After my opening DJ set, introductions and the book talk, Bettina started the convo with saying “thank you for your work. Thank you for bringing your ancestors into this space with us, and for sharing with us. And thank you for being a petty scholar – cuz there’s nothing better than a scholar whose smart and petty!!!” The ways in which she affirmed the work “K for the Way” is doing was really a dream come true. When you think about it, many times we write these books in isolation, deliberating over thoughts and ideas, trying with everything we have to get it right. And then when it’s time to release it into the world, it’s scary and mindboggling. But most important, you just hope you’re getting it right for the community you’re talking about and trying to represent in a new way and in a new space. So when Bettina shared that sentiment, it just let me know that the book is simply doing what I hoped it would do. You can’t ask for too much more…except for the fact that Breakbeat Lou was in attendance for this event. And again – it’s one thing when the academics are feeling the work. But when the DJs say the work is dope and it’s what it needs to be, then you have to embrace that fully. So when Breakbeat Lou said “Todd, I’m proud of you – you’re on point with this,” I know the work is in the pocket because that’s the best feedback I could receive. And Breakbeat Lou isn’t playing around – if it’s wack, he’ll definitely let you know! Unfortunately, Chris Emdin was caught up in travel, and wasn’t able to make it back in time for the event. But we gonna make something happen on the next-go-round, so it’s all Gucci!

 

I’ll close out this moment with the most important story of the night. My youngest daughter Julia was sick on the night of the book launch. She was distraught and crying when we had to leave for the event. But I told her, “Julia – this might be first event, but it won’t be the last. And I PROMISE you that there will be another event, and you’ll get to go to it. You’ll get to wear your fancy dress and it will be special.” So this Teachers College event was really a special moment for me because it would be the first time my youngest daughter would get to see me talk about the book. At the start of the event, I gave her a special shout out (something I did for my oldest daughter at the first book launch). I got a chance to see her smile and laugh and cry, and experience all the emotions that have come with how I describe the important people who contributed to the making of this book.

 

When we got home and I went to tuck her into bed, we did the usual hugs and kisses and I love yous. But then, right when I was about to leave her room, she said “Dad…”

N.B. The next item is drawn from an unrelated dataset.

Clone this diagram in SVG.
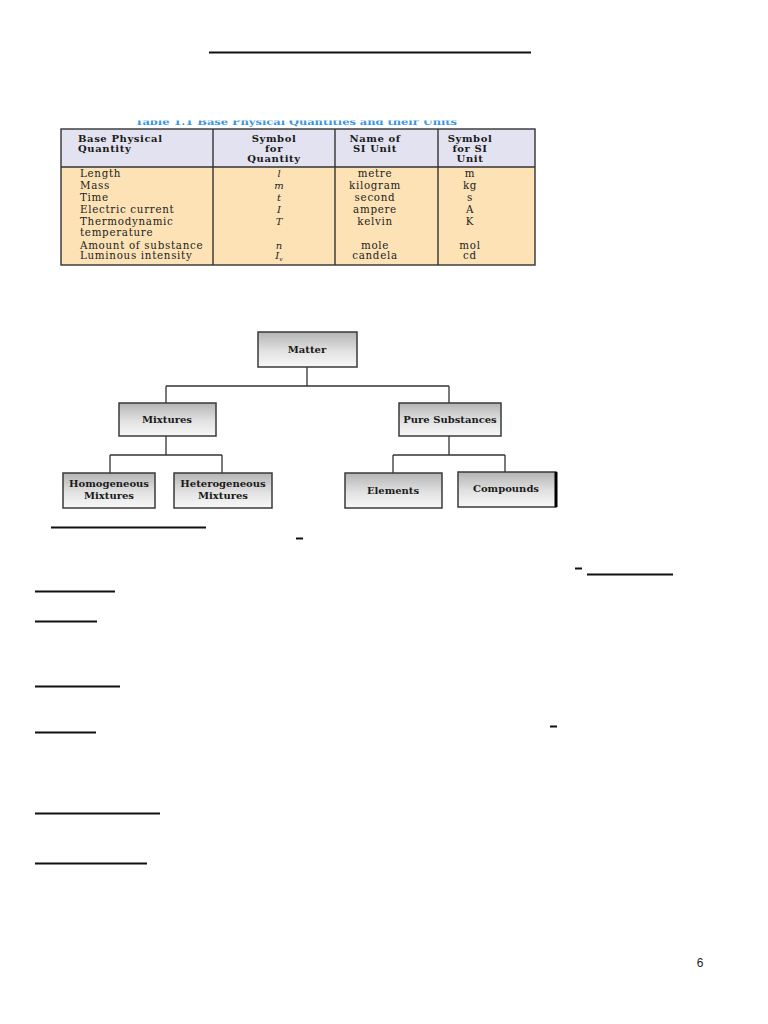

When I said, “yes, Julia,” her response was “good job.” Then she rolled over and nestled her way right into sleep. I almost cried – there was a lot that I was thankful for, but the greatest compliment ever came right in that moment. I always talk about the importance of us seeing us do these great things. I’m so glad that it resonated with her in this way. And when your daughter tells you good job, what else matters?

 

As always, super-duper shout out to Yolie (aka Ms. Teachers College aka Dr. Everything aka Dr. Yolanda Sealy-Ruiz): thank you for allowing me to execute this vision in a way like no other! Shout out to one of the realest and the most authentic scholars in the game, Dr. Bettina Love: thank you for navigating me through one of the dopest conversations I’ve had about this book ever! Much love to all the grad students in the building (including my African American Rhetorics class from the CUNY Grad Center). Infinite thanks for the homie Breakbeat Lou for coming through and showing love. As well, infinite thanks to Anna and the whole Smith Learning Theater crew for making me look platinum-plus out this piece!!! You already know what time it is: here’s the pics as well as the article on the event from the good folks over at TC! I couldn’t have asked for a better 6-month moment with the book than this.

 

And you already know there’s more coming. But for now, we gonna bask in this glory right here and right now. Let’s GOOOOOOOOOOOOO!!!!